### What the task asks
From the listing, collect all lines containing the word "this".

### Dataset
+ + + +
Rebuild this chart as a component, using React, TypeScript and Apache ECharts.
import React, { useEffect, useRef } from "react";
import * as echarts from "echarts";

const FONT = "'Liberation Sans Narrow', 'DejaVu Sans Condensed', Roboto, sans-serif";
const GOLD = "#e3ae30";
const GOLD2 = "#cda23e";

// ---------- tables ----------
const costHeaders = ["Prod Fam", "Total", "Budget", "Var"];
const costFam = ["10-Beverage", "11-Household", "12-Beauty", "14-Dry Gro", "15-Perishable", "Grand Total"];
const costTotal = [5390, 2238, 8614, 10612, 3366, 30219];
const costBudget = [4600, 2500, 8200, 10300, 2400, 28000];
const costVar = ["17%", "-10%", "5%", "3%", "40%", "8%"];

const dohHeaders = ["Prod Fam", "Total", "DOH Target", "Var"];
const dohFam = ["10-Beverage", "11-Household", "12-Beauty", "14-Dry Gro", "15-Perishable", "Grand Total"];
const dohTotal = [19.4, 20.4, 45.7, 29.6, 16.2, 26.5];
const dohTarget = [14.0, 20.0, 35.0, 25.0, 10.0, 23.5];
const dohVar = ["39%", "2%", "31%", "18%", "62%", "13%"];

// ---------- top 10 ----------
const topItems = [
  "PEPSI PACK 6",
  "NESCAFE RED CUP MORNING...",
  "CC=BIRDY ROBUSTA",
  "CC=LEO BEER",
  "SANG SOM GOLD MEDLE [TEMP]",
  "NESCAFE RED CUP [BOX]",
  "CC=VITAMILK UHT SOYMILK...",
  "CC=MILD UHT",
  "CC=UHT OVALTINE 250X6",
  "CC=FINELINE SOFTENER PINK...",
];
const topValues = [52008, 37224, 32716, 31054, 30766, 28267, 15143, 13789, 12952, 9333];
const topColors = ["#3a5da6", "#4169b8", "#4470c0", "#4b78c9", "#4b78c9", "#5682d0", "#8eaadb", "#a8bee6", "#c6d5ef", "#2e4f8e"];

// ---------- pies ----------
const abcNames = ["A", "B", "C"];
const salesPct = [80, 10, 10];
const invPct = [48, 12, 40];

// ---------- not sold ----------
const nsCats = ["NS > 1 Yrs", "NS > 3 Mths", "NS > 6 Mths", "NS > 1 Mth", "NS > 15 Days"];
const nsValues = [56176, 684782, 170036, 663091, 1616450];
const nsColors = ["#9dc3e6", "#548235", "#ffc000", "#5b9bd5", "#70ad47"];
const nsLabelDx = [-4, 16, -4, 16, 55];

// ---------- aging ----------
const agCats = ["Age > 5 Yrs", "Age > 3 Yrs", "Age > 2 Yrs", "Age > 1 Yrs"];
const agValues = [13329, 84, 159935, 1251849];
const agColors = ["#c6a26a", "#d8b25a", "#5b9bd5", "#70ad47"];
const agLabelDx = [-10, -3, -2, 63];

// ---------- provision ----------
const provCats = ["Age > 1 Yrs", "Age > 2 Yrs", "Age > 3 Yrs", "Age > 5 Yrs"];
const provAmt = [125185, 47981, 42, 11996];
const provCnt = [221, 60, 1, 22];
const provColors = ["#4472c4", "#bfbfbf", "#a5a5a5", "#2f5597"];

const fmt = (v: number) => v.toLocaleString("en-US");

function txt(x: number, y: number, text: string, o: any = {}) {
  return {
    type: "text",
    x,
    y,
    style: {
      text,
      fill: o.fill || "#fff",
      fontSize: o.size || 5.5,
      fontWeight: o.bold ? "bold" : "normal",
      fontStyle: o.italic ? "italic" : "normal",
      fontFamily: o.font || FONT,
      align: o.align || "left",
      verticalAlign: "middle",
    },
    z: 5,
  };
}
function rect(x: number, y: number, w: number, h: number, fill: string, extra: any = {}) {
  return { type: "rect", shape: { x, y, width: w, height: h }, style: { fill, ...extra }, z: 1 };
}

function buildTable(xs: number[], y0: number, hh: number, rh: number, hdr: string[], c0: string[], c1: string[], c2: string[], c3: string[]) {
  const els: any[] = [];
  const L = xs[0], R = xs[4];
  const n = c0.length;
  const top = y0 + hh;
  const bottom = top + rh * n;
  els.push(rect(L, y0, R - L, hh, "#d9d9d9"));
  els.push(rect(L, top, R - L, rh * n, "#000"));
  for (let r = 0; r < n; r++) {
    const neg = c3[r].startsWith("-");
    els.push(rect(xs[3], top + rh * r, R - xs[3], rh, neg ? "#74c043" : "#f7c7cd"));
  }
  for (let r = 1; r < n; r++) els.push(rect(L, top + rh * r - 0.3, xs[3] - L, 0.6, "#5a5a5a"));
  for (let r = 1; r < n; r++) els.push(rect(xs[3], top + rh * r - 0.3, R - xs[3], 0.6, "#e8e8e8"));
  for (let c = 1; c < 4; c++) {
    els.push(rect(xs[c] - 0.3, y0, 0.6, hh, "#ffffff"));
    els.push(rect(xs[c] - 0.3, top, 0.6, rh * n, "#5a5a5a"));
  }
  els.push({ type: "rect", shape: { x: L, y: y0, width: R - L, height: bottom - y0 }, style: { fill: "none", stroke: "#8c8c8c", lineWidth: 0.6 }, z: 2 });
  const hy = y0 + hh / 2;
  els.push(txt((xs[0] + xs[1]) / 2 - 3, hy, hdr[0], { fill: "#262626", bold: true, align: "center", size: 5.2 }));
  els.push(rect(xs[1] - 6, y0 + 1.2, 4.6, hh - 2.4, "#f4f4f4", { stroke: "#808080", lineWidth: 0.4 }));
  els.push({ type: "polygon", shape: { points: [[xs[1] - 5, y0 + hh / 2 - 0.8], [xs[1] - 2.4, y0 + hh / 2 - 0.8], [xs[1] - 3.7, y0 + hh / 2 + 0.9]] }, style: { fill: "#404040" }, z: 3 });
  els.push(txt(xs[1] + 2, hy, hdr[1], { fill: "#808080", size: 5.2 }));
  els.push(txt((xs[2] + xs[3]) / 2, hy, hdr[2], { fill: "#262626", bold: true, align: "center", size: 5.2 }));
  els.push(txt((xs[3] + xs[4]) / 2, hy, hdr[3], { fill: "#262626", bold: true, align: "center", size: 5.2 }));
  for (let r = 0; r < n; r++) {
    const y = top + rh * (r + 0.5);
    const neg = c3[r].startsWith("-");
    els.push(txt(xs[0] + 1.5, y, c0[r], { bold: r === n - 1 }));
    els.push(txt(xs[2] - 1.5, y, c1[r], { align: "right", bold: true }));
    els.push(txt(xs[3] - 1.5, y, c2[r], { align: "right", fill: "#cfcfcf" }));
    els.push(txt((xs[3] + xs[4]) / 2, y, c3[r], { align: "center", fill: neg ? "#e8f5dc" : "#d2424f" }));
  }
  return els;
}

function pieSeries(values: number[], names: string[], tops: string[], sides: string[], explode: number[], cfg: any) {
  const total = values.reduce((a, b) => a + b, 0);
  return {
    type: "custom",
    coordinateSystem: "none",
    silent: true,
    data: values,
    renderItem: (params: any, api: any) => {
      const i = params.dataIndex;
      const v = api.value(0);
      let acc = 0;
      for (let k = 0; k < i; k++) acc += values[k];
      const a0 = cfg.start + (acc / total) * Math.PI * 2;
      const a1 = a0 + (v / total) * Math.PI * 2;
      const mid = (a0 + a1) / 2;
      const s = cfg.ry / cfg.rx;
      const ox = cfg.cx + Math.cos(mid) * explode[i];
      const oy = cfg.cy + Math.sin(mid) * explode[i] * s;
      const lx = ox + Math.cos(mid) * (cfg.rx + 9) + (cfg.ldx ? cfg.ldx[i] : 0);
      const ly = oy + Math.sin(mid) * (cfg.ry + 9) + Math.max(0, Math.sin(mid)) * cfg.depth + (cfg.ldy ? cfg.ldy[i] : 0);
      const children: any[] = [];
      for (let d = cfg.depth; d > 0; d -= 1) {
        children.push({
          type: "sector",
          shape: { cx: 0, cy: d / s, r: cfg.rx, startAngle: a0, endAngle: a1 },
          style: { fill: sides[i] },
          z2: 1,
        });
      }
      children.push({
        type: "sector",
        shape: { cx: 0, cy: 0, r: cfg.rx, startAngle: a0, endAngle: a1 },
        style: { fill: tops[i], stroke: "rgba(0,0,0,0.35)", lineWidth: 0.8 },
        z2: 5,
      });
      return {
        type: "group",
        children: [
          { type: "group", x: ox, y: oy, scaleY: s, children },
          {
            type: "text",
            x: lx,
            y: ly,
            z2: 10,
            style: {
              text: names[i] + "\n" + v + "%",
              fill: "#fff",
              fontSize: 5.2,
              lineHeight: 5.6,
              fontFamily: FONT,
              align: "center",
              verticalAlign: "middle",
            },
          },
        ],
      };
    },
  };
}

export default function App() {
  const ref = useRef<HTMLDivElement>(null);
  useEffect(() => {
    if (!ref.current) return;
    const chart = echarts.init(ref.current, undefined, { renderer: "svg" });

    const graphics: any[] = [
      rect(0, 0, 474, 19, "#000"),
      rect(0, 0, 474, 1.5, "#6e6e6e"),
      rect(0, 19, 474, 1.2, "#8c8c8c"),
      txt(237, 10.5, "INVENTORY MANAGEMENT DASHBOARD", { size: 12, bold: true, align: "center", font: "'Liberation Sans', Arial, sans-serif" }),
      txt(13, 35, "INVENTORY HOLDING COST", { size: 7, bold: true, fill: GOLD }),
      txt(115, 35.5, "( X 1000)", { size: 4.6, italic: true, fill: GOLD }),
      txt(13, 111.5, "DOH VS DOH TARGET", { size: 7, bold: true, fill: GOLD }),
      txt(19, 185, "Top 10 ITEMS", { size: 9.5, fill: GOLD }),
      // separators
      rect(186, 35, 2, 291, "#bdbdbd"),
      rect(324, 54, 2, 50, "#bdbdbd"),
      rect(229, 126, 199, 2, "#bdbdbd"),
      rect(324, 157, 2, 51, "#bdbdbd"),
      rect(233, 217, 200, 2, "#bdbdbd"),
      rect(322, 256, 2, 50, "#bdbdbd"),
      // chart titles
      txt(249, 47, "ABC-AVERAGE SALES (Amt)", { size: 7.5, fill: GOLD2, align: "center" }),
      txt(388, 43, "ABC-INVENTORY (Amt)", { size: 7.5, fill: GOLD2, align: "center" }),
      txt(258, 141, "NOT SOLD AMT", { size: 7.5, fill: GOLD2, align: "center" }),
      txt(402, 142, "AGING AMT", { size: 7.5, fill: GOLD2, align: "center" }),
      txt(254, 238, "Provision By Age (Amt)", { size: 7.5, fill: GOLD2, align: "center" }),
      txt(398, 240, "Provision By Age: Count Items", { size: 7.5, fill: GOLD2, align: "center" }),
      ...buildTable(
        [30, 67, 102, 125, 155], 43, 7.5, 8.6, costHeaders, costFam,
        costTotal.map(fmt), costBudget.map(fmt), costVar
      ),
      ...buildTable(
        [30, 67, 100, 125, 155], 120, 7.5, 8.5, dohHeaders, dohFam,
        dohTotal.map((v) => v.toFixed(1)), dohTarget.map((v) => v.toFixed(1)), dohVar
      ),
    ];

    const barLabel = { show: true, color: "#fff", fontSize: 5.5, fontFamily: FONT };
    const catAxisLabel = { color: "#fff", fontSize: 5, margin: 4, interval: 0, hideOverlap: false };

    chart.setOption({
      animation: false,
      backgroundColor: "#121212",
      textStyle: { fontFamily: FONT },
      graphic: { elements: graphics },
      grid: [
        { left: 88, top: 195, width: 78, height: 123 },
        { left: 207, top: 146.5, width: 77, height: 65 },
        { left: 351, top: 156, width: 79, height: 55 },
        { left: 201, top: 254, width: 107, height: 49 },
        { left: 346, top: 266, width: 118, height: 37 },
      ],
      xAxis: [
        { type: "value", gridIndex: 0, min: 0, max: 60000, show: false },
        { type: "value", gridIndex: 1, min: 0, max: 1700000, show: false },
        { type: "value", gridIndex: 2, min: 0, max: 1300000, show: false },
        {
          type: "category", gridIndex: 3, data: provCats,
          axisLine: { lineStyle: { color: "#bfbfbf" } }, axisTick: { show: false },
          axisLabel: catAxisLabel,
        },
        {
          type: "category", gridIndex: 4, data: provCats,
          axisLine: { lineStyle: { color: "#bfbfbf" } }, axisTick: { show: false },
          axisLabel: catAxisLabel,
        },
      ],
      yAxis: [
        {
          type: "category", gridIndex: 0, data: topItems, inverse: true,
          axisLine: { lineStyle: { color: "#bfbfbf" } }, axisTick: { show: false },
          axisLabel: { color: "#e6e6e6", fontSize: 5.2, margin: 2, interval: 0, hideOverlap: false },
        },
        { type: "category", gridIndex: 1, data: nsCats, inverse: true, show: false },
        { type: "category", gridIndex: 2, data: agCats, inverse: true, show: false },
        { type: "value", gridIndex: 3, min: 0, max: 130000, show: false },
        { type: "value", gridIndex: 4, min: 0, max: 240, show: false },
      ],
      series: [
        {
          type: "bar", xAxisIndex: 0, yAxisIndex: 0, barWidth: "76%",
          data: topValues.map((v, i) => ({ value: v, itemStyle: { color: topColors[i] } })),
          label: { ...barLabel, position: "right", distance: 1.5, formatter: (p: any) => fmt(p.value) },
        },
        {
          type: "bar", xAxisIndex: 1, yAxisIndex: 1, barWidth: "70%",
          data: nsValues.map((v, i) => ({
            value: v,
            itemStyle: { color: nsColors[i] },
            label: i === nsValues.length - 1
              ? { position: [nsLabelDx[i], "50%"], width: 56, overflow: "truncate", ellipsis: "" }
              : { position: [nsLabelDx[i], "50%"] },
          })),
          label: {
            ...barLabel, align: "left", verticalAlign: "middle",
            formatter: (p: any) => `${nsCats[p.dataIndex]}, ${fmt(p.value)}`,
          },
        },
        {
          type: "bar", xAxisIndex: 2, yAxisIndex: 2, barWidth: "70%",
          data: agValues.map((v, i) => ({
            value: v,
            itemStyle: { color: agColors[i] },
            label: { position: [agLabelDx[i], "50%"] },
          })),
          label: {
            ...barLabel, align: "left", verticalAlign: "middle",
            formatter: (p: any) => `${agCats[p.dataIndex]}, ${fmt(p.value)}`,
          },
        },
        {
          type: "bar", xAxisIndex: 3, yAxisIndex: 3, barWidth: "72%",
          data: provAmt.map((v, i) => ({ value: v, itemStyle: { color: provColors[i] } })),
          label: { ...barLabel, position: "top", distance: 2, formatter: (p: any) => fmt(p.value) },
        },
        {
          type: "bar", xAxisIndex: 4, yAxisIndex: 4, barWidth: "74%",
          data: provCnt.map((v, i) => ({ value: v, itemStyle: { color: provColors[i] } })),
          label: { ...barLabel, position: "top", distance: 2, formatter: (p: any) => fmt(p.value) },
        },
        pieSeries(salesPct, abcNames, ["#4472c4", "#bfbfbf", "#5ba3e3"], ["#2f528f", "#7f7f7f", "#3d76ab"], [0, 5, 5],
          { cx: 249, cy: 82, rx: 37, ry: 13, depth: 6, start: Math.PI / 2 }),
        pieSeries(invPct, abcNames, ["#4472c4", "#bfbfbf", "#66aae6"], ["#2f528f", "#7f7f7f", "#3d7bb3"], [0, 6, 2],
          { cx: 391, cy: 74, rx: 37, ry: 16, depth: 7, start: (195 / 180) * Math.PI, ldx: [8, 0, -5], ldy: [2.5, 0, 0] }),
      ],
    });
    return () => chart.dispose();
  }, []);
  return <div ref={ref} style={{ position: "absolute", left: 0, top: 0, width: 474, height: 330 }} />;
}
+ + + +
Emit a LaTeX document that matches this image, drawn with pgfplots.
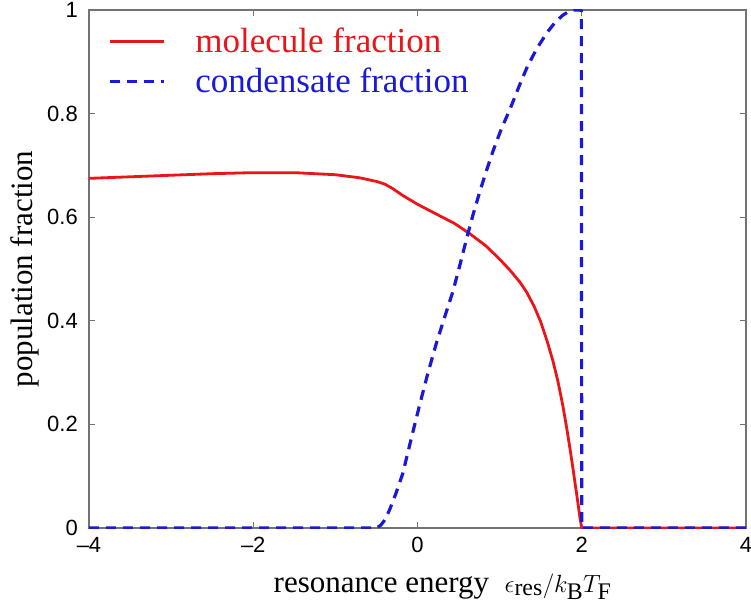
+ + + +
### Output
Rebuild this chart as a component, using React, TypeScript and Apache ECharts.
Emit a LaTeX document that matches this image, drawn with pgfplots.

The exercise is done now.